Infrastructure as Code should be the default for provisioning networks, compute, storage, policies, and baseline controls. GitOps can strengthen governance by making environment changes traceable, reviewable, and recoverable. CI/CD pipelines should include policy checks, security scanning, and approval gates aligned to business risk. This is especially important in retail, where a poorly governed release before a peak trading period can create outsized business impact. Architecture standards should also define integration patterns, secrets management, identity federation, and environment segmentation across development, test, staging, and production.
Security, IAM, compliance, and resilience as governance disciplines
Security governance for retail ERP modernization should be embedded into hosting decisions from the start. IAM must define role-based access, privileged access controls, service identities, and partner access boundaries. Compliance requirements should be translated into technical controls, evidence collection processes, and review cadences rather than treated as documentation exercises. Governance should also define how encryption, key management, vulnerability remediation, and third-party access are handled across the ERP estate.
Operational resilience deserves equal attention. Backup policies should be aligned to business recovery requirements, not generic infrastructure defaults. Disaster recovery plans should specify recovery time and recovery point objectives by workload tier, with regular testing and executive review. Monitoring, observability, logging, and alerting should be designed to support both technical operations and business continuity. For example, governance should require visibility into transaction failures, integration backlogs, batch delays, and resource saturation before they become customer-facing issues. In retail, resilience governance is not only about surviving outages. It is about preserving revenue operations, supplier coordination, and financial integrity under stress.
| Area | Governance Priority | Executive Consideration |
|---|---|---|
| IAM | Least privilege, role clarity, partner access control | Reduces risk from excessive or unmanaged access |
| Compliance | Mapped controls, evidence readiness, review cadence | Improves audit readiness and policy consistency |
| Backup | Tiered retention and restore validation | Protects data integrity and recovery confidence |
| Disaster Recovery | Defined objectives and tested failover procedures | Limits business disruption during major incidents |
| Observability | Unified metrics, logs, traces, and alerts | Enables faster issue detection and decision-making |
Implementation strategy: from policy to operating model
The most common failure in governance programs is overdesign. Retail organizations do not need a theoretical framework that sits outside delivery. They need an implementation strategy that turns governance into daily operating practice. A strong approach begins with a current-state assessment of hosting models, application dependencies, support responsibilities, security gaps, and release processes. This should be followed by a target-state blueprint that defines approved hosting patterns, platform standards, control requirements, and service ownership.

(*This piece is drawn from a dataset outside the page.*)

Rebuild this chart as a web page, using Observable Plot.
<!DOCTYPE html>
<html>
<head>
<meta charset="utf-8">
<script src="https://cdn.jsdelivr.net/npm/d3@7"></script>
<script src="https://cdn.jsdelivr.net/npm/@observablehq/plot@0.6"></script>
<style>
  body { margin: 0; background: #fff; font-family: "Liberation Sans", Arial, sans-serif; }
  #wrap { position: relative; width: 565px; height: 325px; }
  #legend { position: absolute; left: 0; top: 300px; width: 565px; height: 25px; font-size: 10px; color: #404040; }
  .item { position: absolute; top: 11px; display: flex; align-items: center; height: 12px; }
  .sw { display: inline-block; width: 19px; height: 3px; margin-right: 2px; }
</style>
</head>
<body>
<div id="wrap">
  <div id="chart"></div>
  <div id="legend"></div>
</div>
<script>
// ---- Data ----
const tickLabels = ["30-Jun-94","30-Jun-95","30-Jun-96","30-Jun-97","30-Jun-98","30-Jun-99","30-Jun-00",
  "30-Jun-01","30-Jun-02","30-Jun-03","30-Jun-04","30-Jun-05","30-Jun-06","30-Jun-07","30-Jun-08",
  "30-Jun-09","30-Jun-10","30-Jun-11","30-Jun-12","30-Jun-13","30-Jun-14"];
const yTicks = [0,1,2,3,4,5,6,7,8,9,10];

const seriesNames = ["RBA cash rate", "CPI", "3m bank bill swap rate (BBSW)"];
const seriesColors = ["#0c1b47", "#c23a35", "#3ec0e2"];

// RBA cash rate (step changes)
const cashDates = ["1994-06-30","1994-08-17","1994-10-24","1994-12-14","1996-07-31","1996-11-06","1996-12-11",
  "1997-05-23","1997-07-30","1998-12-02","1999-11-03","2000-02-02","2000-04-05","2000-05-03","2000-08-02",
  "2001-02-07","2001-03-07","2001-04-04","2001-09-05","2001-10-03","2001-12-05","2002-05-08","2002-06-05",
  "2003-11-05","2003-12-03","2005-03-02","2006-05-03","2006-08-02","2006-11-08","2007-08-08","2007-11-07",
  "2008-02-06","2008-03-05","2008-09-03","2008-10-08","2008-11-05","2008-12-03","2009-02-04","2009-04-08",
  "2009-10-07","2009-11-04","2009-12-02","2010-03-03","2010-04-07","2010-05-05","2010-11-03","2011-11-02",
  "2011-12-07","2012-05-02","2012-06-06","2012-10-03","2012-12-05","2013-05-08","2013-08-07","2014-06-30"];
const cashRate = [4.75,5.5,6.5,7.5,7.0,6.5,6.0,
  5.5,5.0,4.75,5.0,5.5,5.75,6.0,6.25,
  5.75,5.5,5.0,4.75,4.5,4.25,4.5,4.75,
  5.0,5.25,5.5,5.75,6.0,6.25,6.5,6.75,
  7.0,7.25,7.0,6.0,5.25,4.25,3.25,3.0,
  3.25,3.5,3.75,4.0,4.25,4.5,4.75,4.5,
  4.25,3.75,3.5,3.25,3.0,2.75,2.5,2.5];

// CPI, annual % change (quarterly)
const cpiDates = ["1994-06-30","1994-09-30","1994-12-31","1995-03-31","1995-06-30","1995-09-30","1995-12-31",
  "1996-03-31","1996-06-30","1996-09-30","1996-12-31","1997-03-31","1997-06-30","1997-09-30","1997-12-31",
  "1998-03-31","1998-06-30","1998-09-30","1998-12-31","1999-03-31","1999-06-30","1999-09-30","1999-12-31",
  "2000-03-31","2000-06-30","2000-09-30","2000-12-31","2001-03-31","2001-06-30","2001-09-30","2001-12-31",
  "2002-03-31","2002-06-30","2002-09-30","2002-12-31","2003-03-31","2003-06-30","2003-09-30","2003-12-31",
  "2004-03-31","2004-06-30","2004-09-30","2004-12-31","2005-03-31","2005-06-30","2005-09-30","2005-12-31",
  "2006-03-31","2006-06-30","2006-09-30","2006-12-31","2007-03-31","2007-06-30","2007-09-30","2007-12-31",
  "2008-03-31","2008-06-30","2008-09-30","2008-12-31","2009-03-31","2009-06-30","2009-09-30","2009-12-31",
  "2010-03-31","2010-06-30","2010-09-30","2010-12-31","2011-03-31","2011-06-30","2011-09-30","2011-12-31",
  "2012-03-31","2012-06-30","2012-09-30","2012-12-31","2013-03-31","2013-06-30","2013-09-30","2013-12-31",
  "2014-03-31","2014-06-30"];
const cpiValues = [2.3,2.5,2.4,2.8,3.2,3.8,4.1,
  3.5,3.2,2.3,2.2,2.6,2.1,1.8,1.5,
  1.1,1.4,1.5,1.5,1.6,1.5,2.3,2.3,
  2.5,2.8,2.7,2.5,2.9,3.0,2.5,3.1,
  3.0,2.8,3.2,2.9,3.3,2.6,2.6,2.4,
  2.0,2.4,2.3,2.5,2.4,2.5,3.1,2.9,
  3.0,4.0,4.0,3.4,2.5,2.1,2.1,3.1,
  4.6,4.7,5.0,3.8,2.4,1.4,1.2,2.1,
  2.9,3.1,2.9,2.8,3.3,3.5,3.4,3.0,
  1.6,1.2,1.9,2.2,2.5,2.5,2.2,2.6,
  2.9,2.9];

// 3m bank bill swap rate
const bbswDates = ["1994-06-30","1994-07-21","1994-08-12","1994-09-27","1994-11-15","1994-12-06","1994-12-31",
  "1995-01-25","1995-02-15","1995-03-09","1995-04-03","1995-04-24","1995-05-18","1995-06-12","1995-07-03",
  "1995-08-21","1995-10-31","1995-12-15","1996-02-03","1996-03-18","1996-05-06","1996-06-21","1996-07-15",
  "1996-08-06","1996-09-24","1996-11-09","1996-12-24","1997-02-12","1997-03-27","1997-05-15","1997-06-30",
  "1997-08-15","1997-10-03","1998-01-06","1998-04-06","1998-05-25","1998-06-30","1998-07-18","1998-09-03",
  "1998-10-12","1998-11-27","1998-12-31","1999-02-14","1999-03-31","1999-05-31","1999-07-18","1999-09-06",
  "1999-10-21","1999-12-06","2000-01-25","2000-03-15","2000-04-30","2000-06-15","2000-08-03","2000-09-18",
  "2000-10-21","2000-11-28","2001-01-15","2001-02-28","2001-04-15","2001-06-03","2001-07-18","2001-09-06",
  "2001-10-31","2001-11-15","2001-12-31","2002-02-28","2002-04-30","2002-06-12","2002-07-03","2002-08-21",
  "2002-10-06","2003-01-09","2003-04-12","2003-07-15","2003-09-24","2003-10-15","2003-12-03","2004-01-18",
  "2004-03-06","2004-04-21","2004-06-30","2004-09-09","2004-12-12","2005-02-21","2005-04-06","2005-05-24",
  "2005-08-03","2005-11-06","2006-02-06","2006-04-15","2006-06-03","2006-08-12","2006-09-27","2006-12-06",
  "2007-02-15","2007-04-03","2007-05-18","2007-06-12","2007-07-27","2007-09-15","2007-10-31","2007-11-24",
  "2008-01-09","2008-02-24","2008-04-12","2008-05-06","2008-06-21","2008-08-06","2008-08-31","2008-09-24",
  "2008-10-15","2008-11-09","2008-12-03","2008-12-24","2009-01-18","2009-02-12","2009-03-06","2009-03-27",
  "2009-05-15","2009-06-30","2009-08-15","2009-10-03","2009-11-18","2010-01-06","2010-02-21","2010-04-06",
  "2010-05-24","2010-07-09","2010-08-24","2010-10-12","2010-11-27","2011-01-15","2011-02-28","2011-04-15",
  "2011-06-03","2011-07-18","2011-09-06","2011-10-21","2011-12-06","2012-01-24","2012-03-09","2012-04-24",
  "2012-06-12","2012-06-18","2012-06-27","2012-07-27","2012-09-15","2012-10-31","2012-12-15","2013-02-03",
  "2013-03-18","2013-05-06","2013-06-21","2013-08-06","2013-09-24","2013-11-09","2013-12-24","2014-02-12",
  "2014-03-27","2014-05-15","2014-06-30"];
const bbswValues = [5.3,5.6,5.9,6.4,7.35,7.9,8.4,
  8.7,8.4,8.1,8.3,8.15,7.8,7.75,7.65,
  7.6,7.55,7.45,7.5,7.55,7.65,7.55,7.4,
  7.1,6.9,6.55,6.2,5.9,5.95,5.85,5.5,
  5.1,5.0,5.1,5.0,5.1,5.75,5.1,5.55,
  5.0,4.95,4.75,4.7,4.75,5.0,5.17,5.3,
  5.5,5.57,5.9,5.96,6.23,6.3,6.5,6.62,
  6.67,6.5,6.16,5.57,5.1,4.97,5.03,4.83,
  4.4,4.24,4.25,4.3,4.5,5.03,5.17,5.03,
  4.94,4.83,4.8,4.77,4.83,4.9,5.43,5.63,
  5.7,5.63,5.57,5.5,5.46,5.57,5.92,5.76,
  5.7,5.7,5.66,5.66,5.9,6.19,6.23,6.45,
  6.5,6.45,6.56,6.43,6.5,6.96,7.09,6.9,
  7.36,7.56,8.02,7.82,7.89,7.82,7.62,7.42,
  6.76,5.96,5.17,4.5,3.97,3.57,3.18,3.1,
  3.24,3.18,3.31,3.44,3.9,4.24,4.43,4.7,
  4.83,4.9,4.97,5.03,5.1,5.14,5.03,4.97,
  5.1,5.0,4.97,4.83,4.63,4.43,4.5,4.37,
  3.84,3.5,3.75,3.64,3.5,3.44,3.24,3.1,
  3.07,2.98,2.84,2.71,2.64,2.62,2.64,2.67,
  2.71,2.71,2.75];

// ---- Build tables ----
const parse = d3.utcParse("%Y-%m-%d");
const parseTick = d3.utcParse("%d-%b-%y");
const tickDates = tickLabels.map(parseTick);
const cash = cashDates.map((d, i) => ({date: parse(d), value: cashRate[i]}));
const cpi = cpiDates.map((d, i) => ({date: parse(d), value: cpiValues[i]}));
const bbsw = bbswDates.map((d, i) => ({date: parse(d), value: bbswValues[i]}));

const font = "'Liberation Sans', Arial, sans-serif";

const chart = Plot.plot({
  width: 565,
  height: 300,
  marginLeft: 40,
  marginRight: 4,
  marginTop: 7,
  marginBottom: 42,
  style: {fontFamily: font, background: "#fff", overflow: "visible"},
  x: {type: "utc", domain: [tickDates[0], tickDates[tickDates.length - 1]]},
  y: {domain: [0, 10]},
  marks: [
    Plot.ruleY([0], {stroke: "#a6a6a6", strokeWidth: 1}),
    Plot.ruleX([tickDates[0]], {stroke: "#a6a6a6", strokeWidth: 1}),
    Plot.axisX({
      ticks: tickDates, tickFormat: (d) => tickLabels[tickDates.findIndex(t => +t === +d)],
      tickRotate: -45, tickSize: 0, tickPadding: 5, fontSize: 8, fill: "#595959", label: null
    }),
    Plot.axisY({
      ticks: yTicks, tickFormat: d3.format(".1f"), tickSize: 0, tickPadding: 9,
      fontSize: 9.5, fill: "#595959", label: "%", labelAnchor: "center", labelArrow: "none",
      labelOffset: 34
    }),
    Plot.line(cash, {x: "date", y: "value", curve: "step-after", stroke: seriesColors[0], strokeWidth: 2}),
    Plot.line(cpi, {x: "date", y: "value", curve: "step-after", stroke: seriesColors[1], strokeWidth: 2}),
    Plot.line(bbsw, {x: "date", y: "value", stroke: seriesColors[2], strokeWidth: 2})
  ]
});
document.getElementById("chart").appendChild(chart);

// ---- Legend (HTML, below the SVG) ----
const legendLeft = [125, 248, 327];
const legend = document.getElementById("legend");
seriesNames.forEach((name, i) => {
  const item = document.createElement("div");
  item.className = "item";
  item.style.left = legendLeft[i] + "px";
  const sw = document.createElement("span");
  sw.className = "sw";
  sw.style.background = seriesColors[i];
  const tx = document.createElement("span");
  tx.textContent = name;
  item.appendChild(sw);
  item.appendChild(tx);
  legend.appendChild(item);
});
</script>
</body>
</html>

Execution should then move in waves. Start with a pilot domain such as integration services, reporting workloads, or a non-peak operational module. Use that wave to validate Infrastructure as Code templates, CI/CD controls, IAM patterns, backup procedures, and observability standards. Once the operating model is proven, expand to more critical ERP domains. Governance councils should meet regularly but remain decision-oriented. Their role is to resolve exceptions, approve standards, review risk, and track service outcomes, not to create unnecessary delay.
- Assess the current hosting estate, business risks, and ownership gaps.

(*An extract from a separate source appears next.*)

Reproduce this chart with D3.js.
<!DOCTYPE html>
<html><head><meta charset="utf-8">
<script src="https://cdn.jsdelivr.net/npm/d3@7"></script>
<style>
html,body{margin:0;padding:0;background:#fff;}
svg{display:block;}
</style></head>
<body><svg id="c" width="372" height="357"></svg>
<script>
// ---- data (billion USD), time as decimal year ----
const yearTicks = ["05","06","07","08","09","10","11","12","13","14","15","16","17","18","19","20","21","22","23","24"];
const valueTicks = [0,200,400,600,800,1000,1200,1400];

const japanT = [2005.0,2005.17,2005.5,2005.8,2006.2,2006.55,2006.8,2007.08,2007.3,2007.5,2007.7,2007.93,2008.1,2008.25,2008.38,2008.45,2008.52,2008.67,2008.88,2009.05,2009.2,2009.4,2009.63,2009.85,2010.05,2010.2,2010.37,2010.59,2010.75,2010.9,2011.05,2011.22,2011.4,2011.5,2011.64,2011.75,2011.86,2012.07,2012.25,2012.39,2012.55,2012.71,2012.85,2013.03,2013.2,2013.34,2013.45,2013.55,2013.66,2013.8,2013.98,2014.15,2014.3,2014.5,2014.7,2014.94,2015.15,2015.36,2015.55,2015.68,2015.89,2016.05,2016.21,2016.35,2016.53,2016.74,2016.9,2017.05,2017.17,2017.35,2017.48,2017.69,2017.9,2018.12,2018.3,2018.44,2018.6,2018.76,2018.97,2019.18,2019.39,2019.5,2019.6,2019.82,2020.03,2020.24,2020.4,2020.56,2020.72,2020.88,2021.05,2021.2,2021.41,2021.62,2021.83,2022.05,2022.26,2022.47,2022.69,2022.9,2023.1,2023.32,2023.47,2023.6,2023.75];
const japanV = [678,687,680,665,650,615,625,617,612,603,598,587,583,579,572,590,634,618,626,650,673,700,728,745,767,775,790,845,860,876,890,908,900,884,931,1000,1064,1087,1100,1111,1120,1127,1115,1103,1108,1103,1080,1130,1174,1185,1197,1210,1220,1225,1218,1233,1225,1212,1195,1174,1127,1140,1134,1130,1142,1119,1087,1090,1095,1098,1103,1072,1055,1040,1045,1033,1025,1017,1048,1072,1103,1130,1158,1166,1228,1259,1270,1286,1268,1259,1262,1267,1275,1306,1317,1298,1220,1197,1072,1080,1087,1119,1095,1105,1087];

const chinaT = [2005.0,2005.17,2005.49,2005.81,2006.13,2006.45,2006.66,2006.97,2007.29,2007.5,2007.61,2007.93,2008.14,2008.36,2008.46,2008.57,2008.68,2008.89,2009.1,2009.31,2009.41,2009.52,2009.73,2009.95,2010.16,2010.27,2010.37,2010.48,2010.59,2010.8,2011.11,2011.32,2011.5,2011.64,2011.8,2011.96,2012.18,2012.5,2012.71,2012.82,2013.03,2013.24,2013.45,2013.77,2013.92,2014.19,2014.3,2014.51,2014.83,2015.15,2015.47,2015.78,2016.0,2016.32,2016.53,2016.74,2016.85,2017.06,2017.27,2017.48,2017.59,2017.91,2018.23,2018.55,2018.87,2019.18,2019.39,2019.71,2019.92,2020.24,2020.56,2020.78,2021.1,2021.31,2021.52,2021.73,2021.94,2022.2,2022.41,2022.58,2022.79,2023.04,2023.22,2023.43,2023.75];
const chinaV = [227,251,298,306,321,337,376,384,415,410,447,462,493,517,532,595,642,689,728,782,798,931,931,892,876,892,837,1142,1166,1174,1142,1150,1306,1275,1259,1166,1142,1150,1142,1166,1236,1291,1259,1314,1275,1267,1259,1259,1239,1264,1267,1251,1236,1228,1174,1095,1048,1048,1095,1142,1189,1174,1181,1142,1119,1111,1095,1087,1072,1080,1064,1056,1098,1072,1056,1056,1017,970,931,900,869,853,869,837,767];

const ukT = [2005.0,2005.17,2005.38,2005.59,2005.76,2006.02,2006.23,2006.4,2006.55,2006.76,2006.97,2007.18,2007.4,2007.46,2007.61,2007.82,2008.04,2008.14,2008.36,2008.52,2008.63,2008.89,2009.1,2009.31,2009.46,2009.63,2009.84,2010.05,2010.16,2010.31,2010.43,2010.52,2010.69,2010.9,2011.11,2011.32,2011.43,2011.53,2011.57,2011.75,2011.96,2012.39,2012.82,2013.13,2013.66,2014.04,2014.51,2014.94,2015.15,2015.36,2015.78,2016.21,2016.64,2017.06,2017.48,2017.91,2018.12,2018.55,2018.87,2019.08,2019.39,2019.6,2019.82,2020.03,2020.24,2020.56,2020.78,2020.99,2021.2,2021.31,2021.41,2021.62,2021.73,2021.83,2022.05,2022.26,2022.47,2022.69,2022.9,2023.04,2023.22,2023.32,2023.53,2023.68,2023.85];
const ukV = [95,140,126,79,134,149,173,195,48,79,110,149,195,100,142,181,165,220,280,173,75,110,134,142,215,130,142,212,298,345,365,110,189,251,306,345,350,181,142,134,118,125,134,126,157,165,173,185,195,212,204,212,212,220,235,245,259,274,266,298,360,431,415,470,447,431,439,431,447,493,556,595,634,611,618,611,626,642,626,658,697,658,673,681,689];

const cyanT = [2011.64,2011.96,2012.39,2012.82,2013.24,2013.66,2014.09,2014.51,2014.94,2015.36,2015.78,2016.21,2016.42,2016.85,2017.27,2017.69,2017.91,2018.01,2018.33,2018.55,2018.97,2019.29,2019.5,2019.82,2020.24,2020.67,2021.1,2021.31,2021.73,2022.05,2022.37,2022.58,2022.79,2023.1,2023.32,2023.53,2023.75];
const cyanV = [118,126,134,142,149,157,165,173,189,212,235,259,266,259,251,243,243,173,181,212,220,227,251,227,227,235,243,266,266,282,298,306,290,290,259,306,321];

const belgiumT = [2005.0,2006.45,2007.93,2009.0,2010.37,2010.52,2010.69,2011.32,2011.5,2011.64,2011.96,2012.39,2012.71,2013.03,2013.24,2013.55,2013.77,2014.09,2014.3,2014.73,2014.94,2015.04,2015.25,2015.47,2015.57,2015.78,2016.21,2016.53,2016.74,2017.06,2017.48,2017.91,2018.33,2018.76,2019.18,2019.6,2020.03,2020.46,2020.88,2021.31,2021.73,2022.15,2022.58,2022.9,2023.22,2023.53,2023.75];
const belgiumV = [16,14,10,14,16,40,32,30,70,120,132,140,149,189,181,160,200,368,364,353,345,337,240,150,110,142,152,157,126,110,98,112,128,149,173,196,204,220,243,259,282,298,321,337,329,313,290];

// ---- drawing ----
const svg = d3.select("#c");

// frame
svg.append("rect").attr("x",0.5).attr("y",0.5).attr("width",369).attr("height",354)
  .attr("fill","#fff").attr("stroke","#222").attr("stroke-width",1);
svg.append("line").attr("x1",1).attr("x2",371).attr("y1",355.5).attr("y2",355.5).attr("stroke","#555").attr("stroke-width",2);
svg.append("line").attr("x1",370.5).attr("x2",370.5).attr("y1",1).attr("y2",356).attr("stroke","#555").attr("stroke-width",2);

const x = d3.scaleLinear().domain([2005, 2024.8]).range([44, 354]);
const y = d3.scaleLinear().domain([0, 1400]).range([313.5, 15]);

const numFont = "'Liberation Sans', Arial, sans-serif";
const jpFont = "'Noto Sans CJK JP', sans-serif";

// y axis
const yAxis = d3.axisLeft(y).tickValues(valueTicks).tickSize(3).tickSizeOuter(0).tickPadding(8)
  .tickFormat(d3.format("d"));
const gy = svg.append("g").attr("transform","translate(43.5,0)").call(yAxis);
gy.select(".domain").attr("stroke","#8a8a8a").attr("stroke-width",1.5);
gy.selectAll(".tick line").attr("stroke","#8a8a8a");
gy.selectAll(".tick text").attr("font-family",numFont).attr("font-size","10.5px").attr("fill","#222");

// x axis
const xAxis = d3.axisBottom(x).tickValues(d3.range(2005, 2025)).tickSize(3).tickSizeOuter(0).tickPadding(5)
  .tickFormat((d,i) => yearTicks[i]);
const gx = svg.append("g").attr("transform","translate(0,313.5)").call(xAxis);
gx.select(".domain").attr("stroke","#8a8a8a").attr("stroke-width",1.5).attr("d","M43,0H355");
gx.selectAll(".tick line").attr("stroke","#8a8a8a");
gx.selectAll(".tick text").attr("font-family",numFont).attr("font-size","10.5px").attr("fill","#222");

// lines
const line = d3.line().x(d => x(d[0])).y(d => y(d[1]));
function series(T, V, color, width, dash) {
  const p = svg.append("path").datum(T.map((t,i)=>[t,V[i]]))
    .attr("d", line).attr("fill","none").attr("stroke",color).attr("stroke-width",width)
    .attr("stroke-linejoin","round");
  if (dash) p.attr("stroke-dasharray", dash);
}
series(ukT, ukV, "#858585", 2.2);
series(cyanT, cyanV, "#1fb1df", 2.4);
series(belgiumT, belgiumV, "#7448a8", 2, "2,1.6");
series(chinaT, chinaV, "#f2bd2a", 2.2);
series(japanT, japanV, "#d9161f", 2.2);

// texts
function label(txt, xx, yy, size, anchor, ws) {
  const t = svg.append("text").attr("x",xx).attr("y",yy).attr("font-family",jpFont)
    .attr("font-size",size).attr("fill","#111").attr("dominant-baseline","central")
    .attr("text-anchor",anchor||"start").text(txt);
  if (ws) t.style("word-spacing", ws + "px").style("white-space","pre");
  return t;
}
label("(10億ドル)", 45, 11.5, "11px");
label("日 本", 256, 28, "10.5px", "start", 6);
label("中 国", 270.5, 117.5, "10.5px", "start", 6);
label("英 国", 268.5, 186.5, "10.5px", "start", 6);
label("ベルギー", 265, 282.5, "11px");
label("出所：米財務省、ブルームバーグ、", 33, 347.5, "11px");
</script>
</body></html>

- Define target hosting patterns and non-negotiable control standards.
- Pilot the governance model on a contained ERP domain.

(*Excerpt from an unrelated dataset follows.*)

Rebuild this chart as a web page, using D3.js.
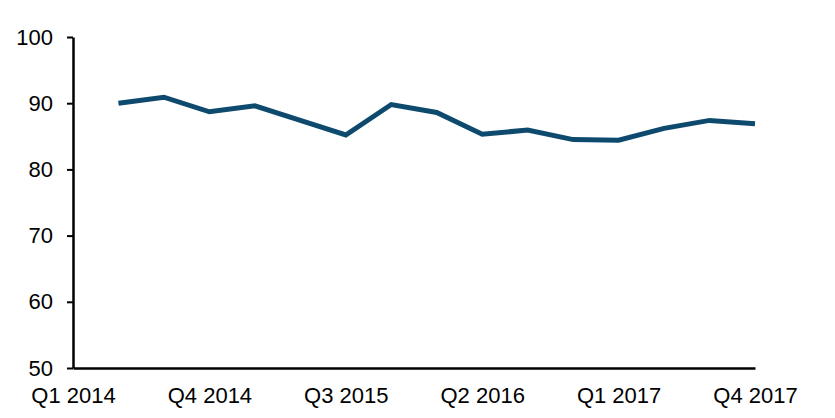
<!DOCTYPE html>
<html>
<head>
<meta charset="utf-8">
<script src="https://cdn.jsdelivr.net/npm/d3@7"></script>
<style>
  html, body { margin: 0; padding: 0; background: #fff; }
  svg { display: block; }
</style>
</head>
<body>
<div id="chart"></div>
<script>
const quarters = ["Q1 2014","Q2 2014","Q3 2014","Q4 2014","Q1 2015","Q2 2015","Q3 2015","Q4 2015",
                  "Q1 2016","Q2 2016","Q3 2016","Q4 2016","Q1 2017","Q2 2017","Q3 2017","Q4 2017"];
const values = [null, 90.0, 90.9, 88.7, 89.6, 87.4, 85.2, 89.8, 88.6, 85.3, 85.95, 84.5, 84.4, 86.2, 87.4, 86.9];
const xTickLabels = ["Q1 2014","Q4 2014","Q3 2015","Q2 2016","Q1 2017","Q4 2017"];
const yTicks = [50, 60, 70, 80, 90, 100];

const W = 835, H = 418;
const margin = {top: 37, right: 80, bottom: 50, left: 73};

const svg = d3.select("#chart").append("svg").attr("width", W).attr("height", H);

const x = d3.scalePoint().domain(quarters).range([margin.left, W - margin.right]);
const y = d3.scaleLinear().domain([50, 100]).range([H - margin.bottom, margin.top]);

const font = "Liberation Sans, Arial, sans-serif";

const yAxis = svg.append("g")
  .attr("transform", `translate(${margin.left},0)`)
  .call(d3.axisLeft(y).tickValues(yTicks).tickSize(6).tickPadding(14).tickSizeOuter(0));
yAxis.selectAll("text").attr("font-family", font).attr("font-size", 22).attr("fill", "#000");
yAxis.selectAll("line").attr("stroke", "#000").attr("stroke-width", 2);
yAxis.select(".domain").attr("stroke", "#000").attr("stroke-width", 2.5);

const xAxis = svg.append("g")
  .attr("transform", `translate(0,${H - margin.bottom})`)
  .call(d3.axisBottom(x).tickValues(xTickLabels).tickSize(0).tickPadding(19).tickSizeOuter(0));
xAxis.selectAll("text").attr("font-family", font).attr("font-size", 22).attr("fill", "#000");
xAxis.select(".domain").attr("stroke", "#000").attr("stroke-width", 2.5);

const data = quarters.map((q, i) => ({q, v: values[i]}));
const line = d3.line()
  .defined(d => d.v !== null)
  .x(d => x(d.q))
  .y(d => y(d.v));

svg.append("path")
  .datum(data)
  .attr("fill", "none")
  .attr("stroke", "#0e4a6e")
  .attr("stroke-width", 5)
  .attr("stroke-linejoin", "miter")
  .attr("stroke-linecap", "butt")
  .attr("d", line);
</script>
</body>
</html>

- Industrialize through templates, automation, and service catalogs.
- Measure outcomes using reliability, recovery, security, and delivery metrics.
Common mistakes, trade-offs, and business ROI
A frequent mistake is treating governance as a blocker to modernization rather than an enabler of scale. Another is copying generic cloud governance models without adapting them to retail operating realities such as seasonal demand, store network dependencies, and partner-led support structures. Some organizations also over-index on infrastructure cost while underestimating the business cost of outages, failed releases, weak access controls, or poor recovery readiness. Others centralize every decision, slowing delivery and frustrating business units that need controlled autonomy.
The trade-offs are real. More standardization can reduce flexibility. More isolation can increase cost. More automation can require upfront investment in platform engineering skills. The executive objective is not to eliminate trade-offs but to make them explicit and governed. Business ROI typically comes from fewer incidents, faster environment provisioning, lower manual effort, improved audit readiness, more predictable release cycles, and stronger operational resilience during peak periods. For partner-led ecosystems, governance also improves service consistency across customers, regions, and deployment models.
This is where a partner-first provider can add value. SysGenPro, for example, is best positioned when organizations need a white-label ERP platform and managed cloud services model that supports partner enablement, standardized operations, and governed modernization without forcing a direct-to-customer software posture. In complex retail ecosystems, that kind of alignment can simplify accountability while preserving flexibility for implementation partners and service providers.
Future trends and executive conclusion
Hosting governance for retail ERP modernization is moving toward policy-driven automation, stronger platform engineering disciplines, and more explicit service ownership across internal and external teams. AI-ready infrastructure will increase the importance of governed data access, scalable compute patterns, and observability that spans transactional and analytical workloads. As retailers expand digital channels and partner ecosystems, governance will also need to support modular architectures, delegated operations, and clearer controls for shared responsibility models.
The executive takeaway is straightforward: retail ERP modernization succeeds when hosting is governed as a business capability, not just a technical environment. Leaders should define decision rights early, align hosting models to workload needs, standardize delivery through Infrastructure as Code and controlled pipelines, embed security and resilience into architecture, and measure outcomes in business terms. Organizations that do this well create a foundation for enterprise scalability, operational resilience, and more confident modernization across the ERP landscape.